Suppose f(x) = 2x + 1 and g(x) = -x + 4. If you select the sum, the combined function is h(x) = (2x + 1) + (-x + 4) = x + 5. This tells you the new slope is 1 and the new intercept is 5. If you evaluate at x = 2, the result is h(2) = 7. For the difference h(x) = f(x) – g(x), you get 2x + 1 – (-x + 4) = 3x – 3. Evaluate at x = 2 and you obtain 3. The calculator produces the same values and charts them for a range of x values so you can confirm your reasoning visually.

If you select the product, the result is h(x) = (2x + 1)(-x + 4) = -2x^2 + 7x + 4. The graph now becomes a parabola rather than a line, illustrating how multiplication changes the structure of the function. If you choose the composition f(g(x)), you substitute g(x) into f: f(g(x)) = 2(-x + 4) + 1 = -2x + 9. The calculator shows this formula and also plots the composed line, helping you understand how the chain of operations influences the slope and intercept.

Domain and range considerations

Combining functions is not only about algebraic manipulation. It is also about understanding where the combined function is valid. With linear functions, sums, differences, and products are defined for all real numbers. Quotients and compositions have specific constraints. This is where domain analysis is critical.

• Sum and difference: defined for all real x when both input functions are defined for all real x.
• Product: defined for all real x, but the output may grow more quickly because it becomes quadratic.
• Quotient: undefined wherever g(x) = 0, so you must exclude those x values from the domain.
• Composition: defined for x values that keep the inside function within the domain of the outside function. For linear functions, this is typically all real numbers.

Reading the chart and interpreting behavior

The graph is a powerful learning tool because it reveals how a combined function behaves compared with the original functions. The chart shows f(x), g(x), and the combined h(x) on the same axes. Look for how slopes compare, how intercepts shift, and where graphs intersect. When you choose multiplication, note that the combined graph can change direction because the product may be negative for some x values and positive for others. For division, the graph may contain gaps where g(x) is zero. Use these visual cues to connect algebraic rules with graphical behavior.

Statistics and career relevance of strong algebra skills

Combining functions is a building block for careers that rely on modeling and analysis. The U.S. Bureau of Labor Statistics reports strong wages for math centered occupations, and those roles require a deep understanding of function operations and interpretation. The table below lists median annual wages from the BLS Occupational Outlook Handbook. These values are current for May 2023 and can be verified at the Bureau of Labor Statistics.

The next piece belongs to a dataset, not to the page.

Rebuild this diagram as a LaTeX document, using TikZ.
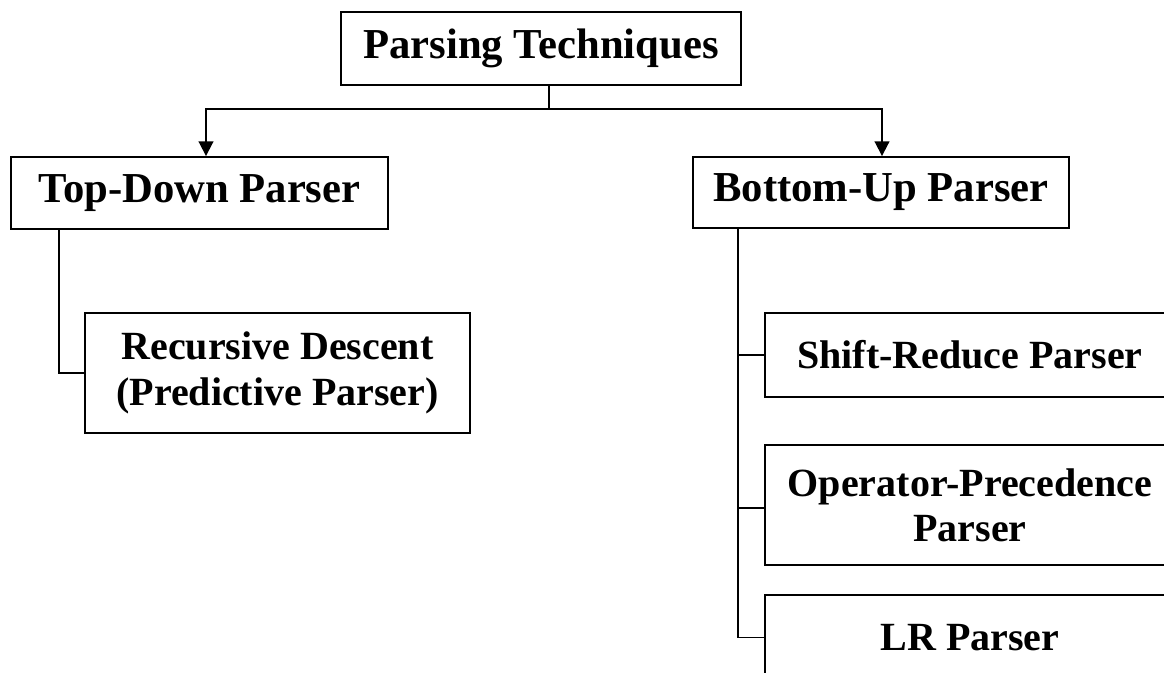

Occupation	Typical education	Median annual wage (May 2023)
Mathematicians	Master’s degree	$104,860
Statisticians	Master’s degree	$98,920
Operations research analysts	Bachelor’s degree	$83,640
Actuaries	Bachelor’s degree	$113,990

Student achievement data and why practice matters

National assessments show that algebra readiness and function fluency remain critical learning goals. The National Assessment of Educational Progress reports shifts in math proficiency over time. The table below summarizes the percentage of students at or above proficient for grades 4 and 8 in 2019 and 2022. These data are available through the National Center for Education Statistics.

NAEP math grade	2019 proficient or above	2022 proficient or above	Change
Grade 4	41%	36%	-5%
Grade 8	34%	26%	-8%

These results highlight why tools that promote practice with function operations are valuable. When students can test multiple combinations, inspect graphs, and see the effect of a coefficient change instantly, they build stronger intuition. That intuition supports higher level coursework such as calculus, statistics, and data science.

Common mistakes and troubleshooting tips

• Forgetting to distribute signs: When subtracting g(x), remember to subtract every term inside g(x), not just the first term.
• Mixing up order of composition: f(g(x)) is not the same as g(f(x)). Always evaluate the inside function first.
• Ignoring domain restrictions: Division requires g(x) to be nonzero, so check for excluded x values.
• Assuming the result is always linear: Multiplying two linear functions gives a quadratic, so expect a curved graph.
• Overlooking intercepts: Intercepts are often easier to compute and can serve as a quick reasonableness check.

Frequently asked questions

Can I use the calculator for non linear functions?

This calculator is optimized for linear functions because it provides clear formulas and fast graphing. The algebraic rules, however, apply to any functions. You can still model more complex functions by simplifying them into linear pieces or by using the calculator to build intuition about the combining process.

Why does the product look curved on the chart?

The product of two linear functions is a quadratic expression. Quadratic functions graph as parabolas, so the curve you see is expected. The direction and steepness depend on the signs and magnitudes of the slopes and intercepts you enter.

How can I verify my results without a calculator?

You can substitute a test value of x and compute f(x), g(x), and the combined result by hand. If your manual calculation matches the tool output, your formula is likely correct. This is a good way to build confidence and to practice algebraic manipulation.

Further learning resources

If you want to go deeper, explore structured courses and reference materials. MIT OpenCourseWare provides extensive algebra and calculus resources at MIT OpenCourseWare. For data on education and achievement trends, the National Center for Education Statistics is a strong reference. For career pathways that rely on algebra, the Bureau of Labor Statistics outlines roles, wages, and growth projections. Using these sources alongside this calculator creates a powerful learning plan that connects classroom skills with real outcomes.

Pro tip: Change one coefficient at a time and watch how the chart responds. This approach builds intuition about slopes, intercepts, and how combining functions changes the overall behavior of the system.